In einem anderen Versuch gab es in einem Raum morgens Hundefutter und im anderen Erdnüsse - und die Vögel versteckten abends den jeweils anderen Snack. Jedoch hatten die Forscher solche planvollen Aktionen bei Rabenvögeln zunächst immer nur im Zusammenhang mit dem Anlegen von Vorratslagern beobachtet. Ist das also eine spezielle Anpassung an Zeiten der Nahrungsknappheit? Oder besitzen auch diese Tiere ein flexibles Talent für mentale Zeitreisen, das sie bei verschiedensten technischen und sozialen Herausforderungen einsetzen können?

Um das herauszufinden, haben Can Kabadayi und Mathias Osvath von der Universität Lund Kolkraben vor verschiedene Aufgaben gestellt. Mal ging es darum, einen passenden Stein in eine Box zu werfen, die dann einen Leckerbissen ausspuckte. Dann lernten die Vögel, dass sie bei einem Betreuer einen Plastikdeckel gegen Futter eintauschen konnten. Beide Aufgaben meisterten die Vögel. In den meisten Fällen wählten sie unter verschiedenen Angeboten nicht nur das richtige Werkzeug oder Tauschobjekt aus. Sie hoben beides auch für später auf - egal, wann sie es verwenden konnten.

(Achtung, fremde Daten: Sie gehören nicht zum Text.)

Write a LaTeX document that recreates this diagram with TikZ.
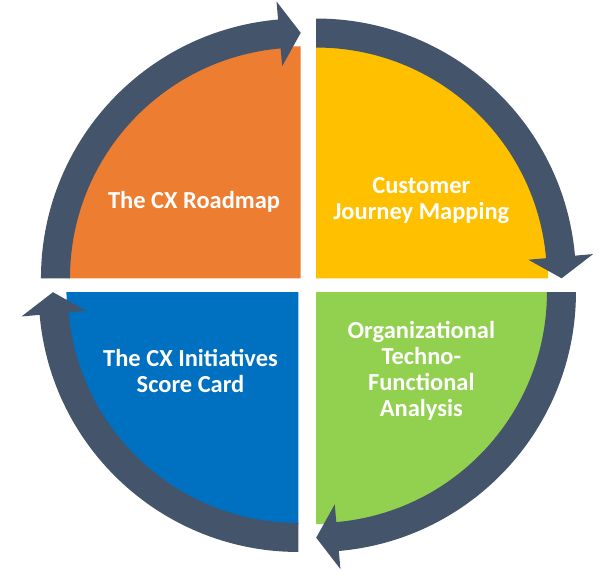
\documentclass[tikz,border=0pt]{standalone}
\usepackage{fontspec}
\setmainfont{Carlito}
\usetikzlibrary{calc}
\definecolor{cor}{HTML}{ED7D31}
\definecolor{cye}{HTML}{FFC000}
\definecolor{cgr}{HTML}{92D050}
\definecolor{cbl}{HTML}{0070C0}
\definecolor{car}{HTML}{44546A}
\tikzset{lbl/.style={text=white,font=\fontsize{18}{19}\selectfont\bfseries,align=center}}
\newcommand{\ringarrow}[2]{%
 \fill[car] (#1:672) arc[start angle=#1,end angle=#1-85,radius=672] -- (#1-85:719) -- (#1-90:635) -- (#1-85:551) -- (#1-85:597) arc[start angle=#1-85,end angle=#1,radius=597] -- cycle;}
\begin{document}
\begin{tikzpicture}[x=0.01cm,y=0.01cm]
\useasboundingbox (0,0) rectangle (1560,1516);
\fill[white] (0,0) rectangle (1560,1516);
\begin{scope}[shift={(778,796)}]
 \fill[cor] (0,0) -- (180:600) arc[start angle=180,end angle=90,radius=600] -- cycle;
 \ringarrow{180}{}
\end{scope}
\begin{scope}[shift={(818,796)}]
 \fill[cye] (0,0) -- (90:600) arc[start angle=90,end angle=0,radius=600] -- cycle;
 \ringarrow{90}{}
\end{scope}
\begin{scope}[shift={(818,760)}]
 \fill[cgr] (0,0) -- (0:600) arc[start angle=0,end angle=-90,radius=600] -- cycle;
 \ringarrow{0}{}
\end{scope}
\begin{scope}[shift={(772,760)}]
 \fill[cbl] (0,0) -- (-90:600) arc[start angle=-90,end angle=-180,radius=600] -- cycle;
 \ringarrow{-90}{}
\end{scope}
\node[lbl] (a) at (502,994) {The CX Roadmap};
\node[lbl] (b) at (1090,998) {Customer\\Journey Mapping};
\node[lbl] (c) at (1090,557) {Organizational\\Techno-\\Functional\\Analysis};
\node[lbl] (d) at (493,557) {The CX Initiatives\\Score Card};
\end{tikzpicture}
\end{document}
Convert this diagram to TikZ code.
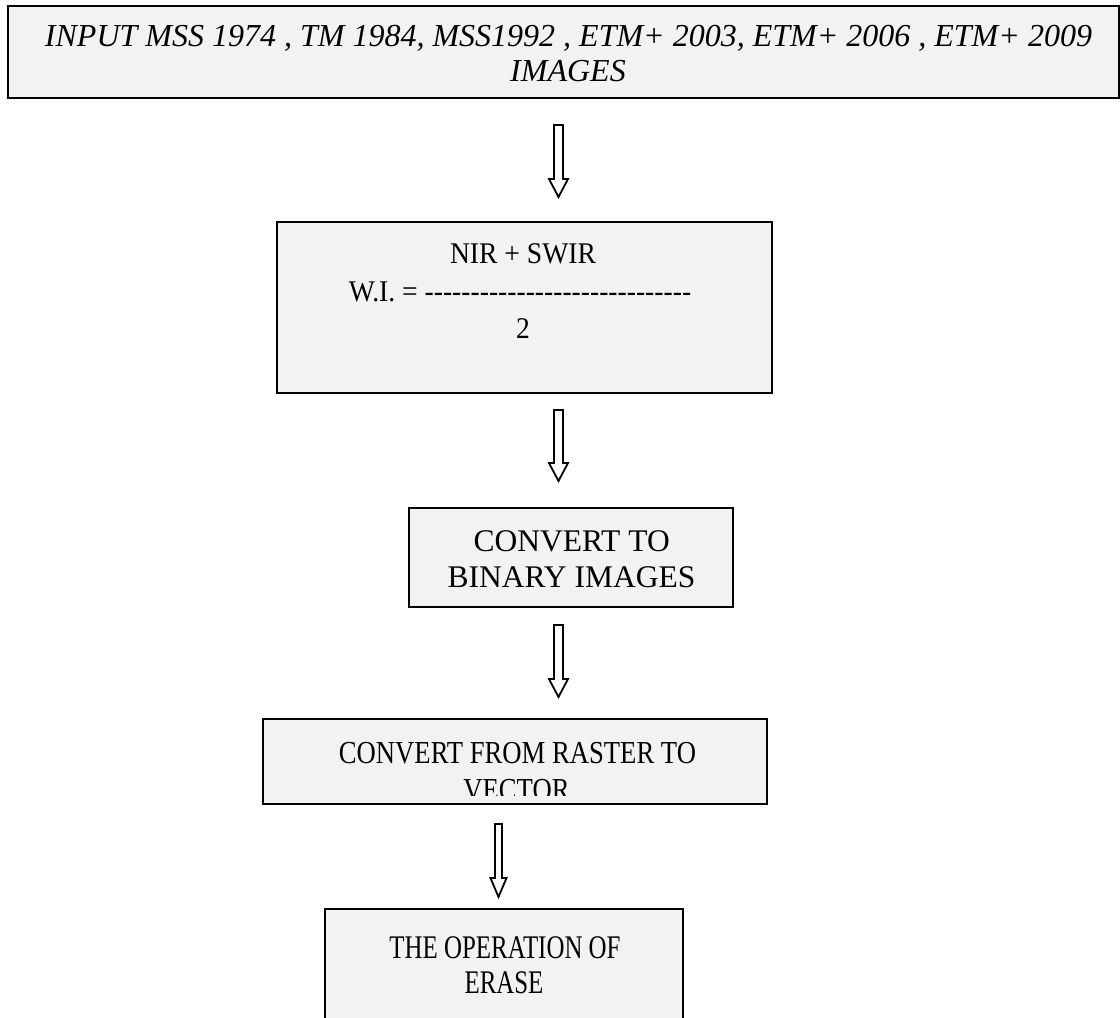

Ihr Planungshorizont reicht dabei mindestens 17 Stunden in die Zukunft. Beim Tauschhandel sind sie sogar erfolgreicher als Menschenaffen und stecken selbst vierjährige Kinder in die Tasche. Sie legen ein hohes Maß an Selbstbeherrschung an den Tag. Wenn sie die Wahl haben, eine kleine Belohnung sofort zu kassieren oder auf ein schmackhaftes Stück Hundefutter zu warten, entscheiden sie sich fast immer für Geduld. Sie haben ihre Impulsivität im Griff, um längerfristige Ziele zu verfolgen.

Hang zur Planwirtschaft#

Das zeigt, dass Raben keineswegs nur beim Futterverstecken in die Zukunft schauen können. Ihre Weitsicht steht der von Schimpansen in nichts nach. Das ist erstaunlich, wenn man bedenkt, dass der letzte gemeinsame Ahn von Vögeln und Säugetieren schon vor 320 Millionen Jahren gelebt hat. Dass der damals schon ein Planungs-Genie gewesen sein könnte, halten Forscher für unwahrscheinlich. Den Hang zur Planwirtschaft muss die Tierwelt also mindestens zwei Mal unabhängig voneinander erfunden haben.